## Exercise instructions
Below are entries. Give back exactly the lines from the one containing "Output the web" through the one containing "let yTicks = [0, 50, 100, 150];", inclusive, without the pictures.

-- Start of Rows --

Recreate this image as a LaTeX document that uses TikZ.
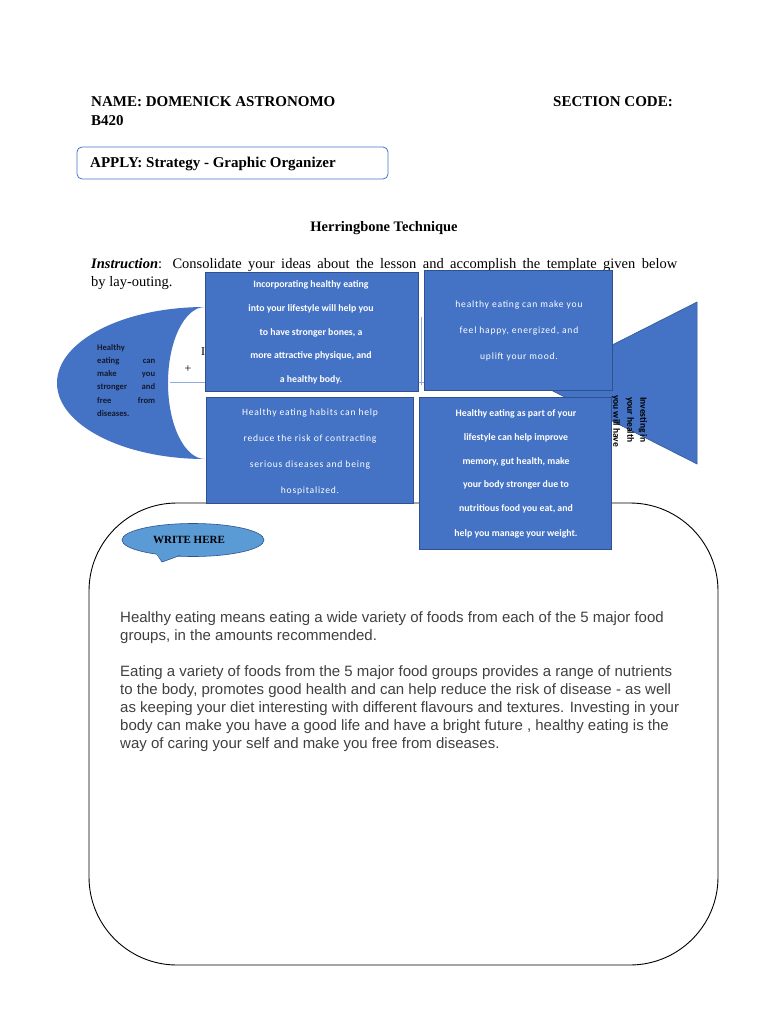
\documentclass[tikz,border=0pt]{standalone}
\usepackage{fontspec}
\setmainfont{Liberation Serif}
\newfontfamily\calfont{Carlito}
\newfontfamily\calspfont[LetterSpace=8]{Carlito}
\newfontfamily\arialfont{Liberation Sans}
\definecolor{boxblue}{HTML}{4472C4}
\definecolor{boxedge}{HTML}{2F528F}
\definecolor{callblue}{HTML}{5B9BD5}
\definecolor{spine}{HTML}{8FAADC}
\definecolor{bodytext}{HTML}{404040}
\definecolor{headtext}{HTML}{141A2E}
\begin{document}
\begin{tikzpicture}[x=1pt,y=-1pt,
  bluebox/.style={draw=boxedge,fill=boxblue,line width=0.8pt},
  boxline/.style={text=white,anchor=base,inner sep=0pt},
  boldline/.style={boxline,font=\calfont\bfseries\fontsize{9.8}{10}\selectfont},
  spaceline/.style={boxline,font=\calspfont\fontsize{9.6}{10}\selectfont},
  bodyline/.style={anchor=base west,inner sep=0pt,text=bodytext,font=\arialfont\fontsize{15}{18}\selectfont},
  headline/.style={anchor=base west,inner sep=0pt,font=\bfseries\fontsize{15}{16}\selectfont},
  tailline/.style={rotate=-90,anchor=west,inner sep=0pt,font=\calfont\bfseries\fontsize{9.5}{10}\selectfont}]
\useasboundingbox (0,0) rectangle (768,1024);
\fill[white] (0,0) rectangle (768,1024);

% header
\node[headline] (name) at (91,107) {NAME: DOMENICK ASTRONOMO};
\node[headline] (sect) at (553,107) {SECTION CODE:};
\node[headline] (code) at (91,126) {B420};
\draw[draw=boxblue,line width=0.8pt,rounded corners=5pt] (77,147) rectangle (388,179);
\node[anchor=base west,inner sep=0pt,font=\bfseries\fontsize{15}{16}\selectfont] (apply) at (90,168) {APPLY: Strategy - Graphic Organizer};
\node[anchor=base,inner sep=0pt,font=\bfseries\fontsize{14.5}{15}\selectfont] (title) at (384,232) {Herringbone Technique};
\node[anchor=base west,inner sep=0pt,font=\fontsize{14.5}{16}\selectfont] (instr1) at (91,268) {\makebox[586pt][s]{\textbf{\textit{Instruction}}: Consolidate your ideas about the lesson and accomplish the template given below}};
\node[anchor=base west,inner sep=0pt,font=\fontsize{14.5}{16}\selectfont] (instr2) at (91,286) {by lay-outing.};

% fish head
\fill[boxblue] (205,307) arc[start angle=-90,end angle=-270,x radius=148,y radius=76]
  arc[start angle=90,end angle=270,x radius=37,y radius=76] -- cycle;
\node[anchor=north west,inner sep=0pt,text=headtext,font=\calfont\bfseries\fontsize{8.6}{13.2}\selectfont,align=left] (headtxt) at (97,344)
 {\makebox[58pt][l]{Healthy}\\ \makebox[58pt][s]{eating can}\\ \makebox[58pt][s]{make you}\\ \makebox[58pt][s]{stronger and}\\ \makebox[58pt][s]{free from}\\ \makebox[58pt][l]{diseases.}};
\node[inner sep=0pt,font=\fontsize{12}{12}\selectfont] (cursor) at (203,352) {I};
\node[inner sep=0pt,font=\fontsize{12}{12}\selectfont] (plus) at (188,369) {+};

% tail
\fill[boxblue] (697,302) -- (697,464) -- (537,383) -- cycle;
\draw[boxedge,line width=0.5pt] (697,302) -- (697,464) -- (537,383) -- cycle;

% spine
\draw[spine,line width=0.8pt] (170,382) -- (540,382);
\draw[spine,line width=0.8pt] (421,317) -- (421,385);

% write-here area
\draw[black,line width=0.9pt,rounded corners=88pt] (89,503) rectangle (718,965);

% boxes
\draw[bluebox] (205,272) rectangle (418,391);
\node[boldline] (a1) at (311,287) {Incorporating healthy eating};
\node[boldline] (a2) at (311,311) {into your lifestyle will help you};
\node[boldline] (a3) at (311,335) {to have stronger bones, a};
\node[boldline] (a4) at (311,358) {more attractive physique, and};
\node[boldline] (a5) at (311,382) {a healthy body.};

\draw[bluebox] (424,270) rectangle (612,390);
\node[spaceline] (b1) at (519,307) {healthy eating can make you};
\node[spaceline] (b2) at (519,333) {feel happy, energized, and};
\node[spaceline] (b3) at (519,359) {uplift your mood.};

\draw[bluebox] (206,397) rectangle (413,503);
\node[spaceline] (c1) at (310,415) {Healthy eating habits can help};
\node[spaceline] (c2) at (310,441) {reduce the risk of contracting};
\node[spaceline] (c3) at (310,467) {serious diseases and being};
\node[spaceline] (c4) at (310,493) {hospitalized.};

\draw[bluebox] (419,397) rectangle (611,549);
\node[boldline] (d1) at (516,416) {Healthy eating as part of your};
\node[boldline] (d2) at (516,440) {lifestyle can help improve};
\node[boldline] (d3) at (516,464) {memory, gut health, make};
\node[boldline] (d4) at (516,487) {your body stronger due to};
\node[boldline] (d5) at (516,511) {nutritious food you eat, and};
\node[boldline] (d6) at (516,536) {help you manage your weight.};

% tail text
\node[tailline] (t1) at (643,397) {Investing in};
\node[tailline] (t2) at (630,397) {your health};
\node[tailline] (t3) at (616,395) {you will have};

% callout
\draw[draw=boxedge,fill=callblue,line width=0.6pt] (193,540) ellipse[x radius=71,y radius=16.5];
\draw[draw=boxedge,fill=callblue,line width=0.6pt] (156,553) -- (162,562) -- (180,555.5);
\fill[callblue] (155,552) -- (162,561) -- (181,554) -- (175,550) -- cycle;
\node[inner sep=0pt,font=\bfseries\fontsize{11}{11}\selectfont] (write) at (189,540) {WRITE HERE};

% body text
\node[bodyline] (p1) at (120,622) {Healthy eating means eating a wide variety of foods from each of the 5 major food};
\node[bodyline] (p2) at (120,640) {groups, in the amounts recommended.};
\node[bodyline] (p3) at (120,676) {Eating a variety of foods from the 5 major food groups provides a range of nutrients};
\node[bodyline] (p4) at (120,694) {to the body, promotes good health and can help reduce the risk of disease - as well};
\node[bodyline] (p5) at (120,712) {as keeping your diet interesting with different flavours and textures. Investing in your};
\node[bodyline] (p6) at (120,730) {body can make you have a good life and have a bright future , healthy eating is the};
\node[bodyline] (p7) at (120,748) {way of caring your self and make you free from diseases.};
\end{tikzpicture}
\end{document}
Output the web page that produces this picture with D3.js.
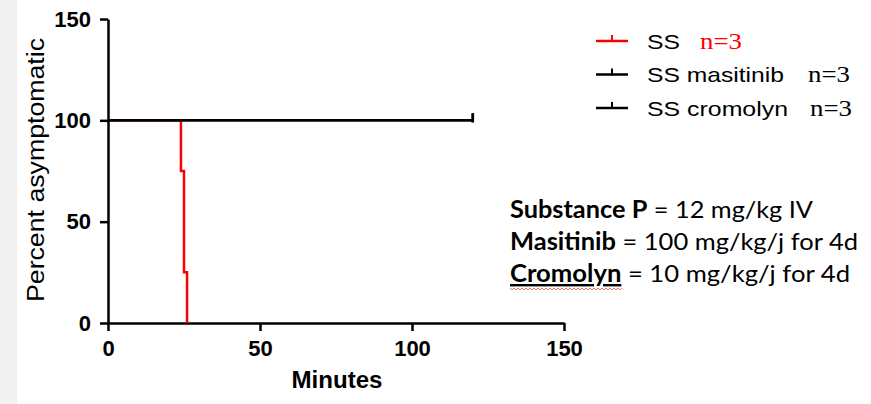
<!DOCTYPE html>
<html>
<head>
<meta charset="utf-8">
<script src="https://cdn.jsdelivr.net/npm/d3@7"></script>
<style>
  body { margin: 0; background: white; }
  svg { display: block; }
</style>
</head>
<body>
<div id="visualization"></div>
<script>
let w = 871;
let h = 404;

// data
let xTicks = [0, 50, 100, 150];
let yTicks = [0, 50, 100, 150];

let ssMinutes = [0, 24, 25, 26];
let ssPercent = [100, 75, 25, 0];

let masitinibMinutes = [0, 120];
let masitinibPercent = [100, 100];

let cromolynMinutes = [0, 120];
let cromolynPercent = [100, 100];

let legendNames = ["SS", "SS masitinib", "SS cromolyn"];
let legendN = ["n=3", "n=3", "n=3"];
let legendColors = ["red", "black", "black"];

let noteBold = ["Substance P", "Masitinib", "Cromolyn"];
let noteRest = [" = 12 mg/kg IV", " = 100 mg/kg/j for 4d", " = 10 mg/kg/j for 4d"];

let viz = d3.select("#visualization")
  .append("svg")
  .attr("width", w)
  .attr("height", h);

// grey strip at the left edge
viz.append("rect")
  .attr("x", 0).attr("y", 0)
  .attr("width", 17).attr("height", h)
  .attr("fill", "#f1f1f1");

let xScale = d3.scaleLinear().domain([0, 150]).range([108, 564]);
let yScale = d3.scaleLinear().domain([0, 150]).range([323, 19]);

// axes
let xAxis = d3.axisBottom(xScale).tickValues(xTicks).tickSize(8).tickSizeOuter(0).tickPadding(9);
let yAxis = d3.axisLeft(yScale).tickValues(yTicks).tickSize(8).tickSizeOuter(0).tickPadding(9);

let xAxisGroup = viz.append("g")
  .attr("transform", "translate(0," + yScale(0) + ")")
  .call(xAxis);
let yAxisGroup = viz.append("g")
  .attr("transform", "translate(" + xScale(0) + ",0)")
  .call(yAxis);

[xAxisGroup, yAxisGroup].forEach(function(g){
  g.select(".domain").attr("stroke", "black").attr("stroke-width", 2.5);
  g.selectAll(".tick line").attr("stroke", "black").attr("stroke-width", 2.5);
  g.selectAll(".tick text")
    .attr("fill", "black")
    .style("font-family", "'Liberation Sans', Arial, sans-serif")
    .style("font-weight", "bold")
    .style("font-size", "22px");
});

// axis titles
viz.append("text")
  .attr("transform", "translate(44,170) rotate(-90)")
  .attr("text-anchor", "middle")
  .attr("textLength", 264)
  .attr("lengthAdjust", "spacingAndGlyphs")
  .style("font-family", "'Liberation Sans', Arial, sans-serif")
  .style("font-size", "23px")
  .text("Percent asymptomatic");

viz.append("text")
  .attr("x", 337)
  .attr("y", 388)
  .attr("text-anchor", "middle")
  .attr("textLength", 91)
  .attr("lengthAdjust", "spacingAndGlyphs")
  .style("font-family", "'Liberation Sans', Arial, sans-serif")
  .style("font-weight", "bold")
  .style("font-size", "23px")
  .text("Minutes");

// survival curves
let stepLine = d3.line()
  .x(function(d){ return xScale(d.t); })
  .y(function(d){ return yScale(d.p); })
  .curve(d3.curveStepAfter);

function pairUp(ts, ps){
  return ts.map(function(t, i){ return {t: t, p: ps[i]}; });
}

// red first so the black lines sit on top of it at 100%
let series = [
  {data: pairUp(ssMinutes, ssPercent), color: "red", censor: false},
  {data: pairUp(cromolynMinutes, cromolynPercent), color: "black", censor: true},
  {data: pairUp(masitinibMinutes, masitinibPercent), color: "black", censor: true}
];

series.forEach(function(s){
  viz.append("path")
    .datum(s.data)
    .attr("d", stepLine)
    .attr("fill", "none")
    .attr("stroke", s.color)
    .attr("stroke-width", 2.5);

  if (s.censor) {
    let last = s.data[s.data.length - 1];
    viz.append("line")
      .attr("x1", xScale(last.t)).attr("x2", xScale(last.t))
      .attr("y1", yScale(last.p) - 7).attr("y2", yScale(last.p) + 2)
      .attr("stroke", s.color)
      .attr("stroke-width", 2.5);
  }
});

// legend
let legend = viz.selectAll(".legenditem").data(legendNames).enter()
  .append("g")
  .attr("class", "legenditem")
  .attr("transform", function(d, i){ return "translate(596," + (41 + i * 33.5) + ")"; });

legend.append("line")
  .attr("x1", 0).attr("x2", 32)
  .attr("y1", 0).attr("y2", 0)
  .attr("stroke", function(d, i){ return legendColors[i]; })
  .attr("stroke-width", 2.5);

legend.append("line")
  .attr("x1", 16).attr("x2", 16)
  .attr("y1", -6).attr("y2", 1)
  .attr("stroke", function(d, i){ return legendColors[i]; })
  .attr("stroke-width", 2);

let nameWidths = [33, 137, 141];
legend.append("text")
  .attr("x", 51)
  .attr("y", 7.5)
  .attr("textLength", function(d, i){ return nameWidths[i]; })
  .attr("lengthAdjust", "spacingAndGlyphs")
  .style("font-family", "'Liberation Sans', Arial, sans-serif")
  .style("font-size", "21px")
  .text(function(d){ return d; });

let nX = [104, 212, 214];
legend.append("text")
  .attr("x", function(d, i){ return nX[i]; })
  .attr("y", 7.5)
  .attr("textLength", 42)
  .attr("lengthAdjust", "spacingAndGlyphs")
  .attr("fill", function(d, i){ return legendColors[i]; })
  .style("font-family", "'Liberation Serif', 'Times New Roman', serif")
  .style("font-size", "23px")
  .text(function(d, i){ return legendN[i]; });

// note text block
let noteY = [218, 250, 282];
let noteWidths = [303, 348, 340];
let notes = viz.selectAll(".note").data(noteBold).enter()
  .append("text")
  .attr("class", "note")
  .attr("x", 510)
  .attr("y", function(d, i){ return noteY[i]; })
  .attr("textLength", function(d, i){ return noteWidths[i]; })
  .attr("lengthAdjust", "spacingAndGlyphs")
  .style("font-family", "Lato, 'Open Sans', sans-serif")
  .style("font-size", "24px")
  .attr("fill", "black");

notes.append("tspan")
  .style("font-weight", "bold")
  .attr("text-decoration", function(d, i){ return i == 2 ? "underline" : null; })
  .text(function(d){ return d; });
notes.append("tspan")
  .text(function(d, i){ return noteRest[i]; });

// spell-check squiggle under "Cromolyn"
let cromoNode = notes.filter(function(d, i){ return i == 2; }).node();
let cromoEnd = cromoNode.getStartPositionOfChar(noteBold[2].length).x;
let squiggle = d3.path();
squiggle.moveTo(510, 288);
for (let x = 510, k = 0; x < cromoEnd; x += 2, k++) {
  squiggle.lineTo(x + 2, k % 2 == 0 ? 290 : 288);
}
viz.append("path")
  .attr("d", squiggle.toString())
  .attr("fill", "none")
  .attr("stroke", "#e05050")
  .attr("stroke-width", 0.8);
</script>
</body>
</html>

-- End of Rows --

## Response to the task
Output the web page that produces this picture with D3.js.
<!DOCTYPE html>
<html>
<head>
<meta charset="utf-8">
<script src="https://cdn.jsdelivr.net/npm/d3@7"></script>
<style>
  body { margin: 0; background: white; }
  svg { display: block; }
</style>
</head>
<body>
<div id="visualization"></div>
<script>
let w = 871;
let h = 404;

// data
let xTicks = [0, 50, 100, 150];
let yTicks = [0, 50, 100, 150];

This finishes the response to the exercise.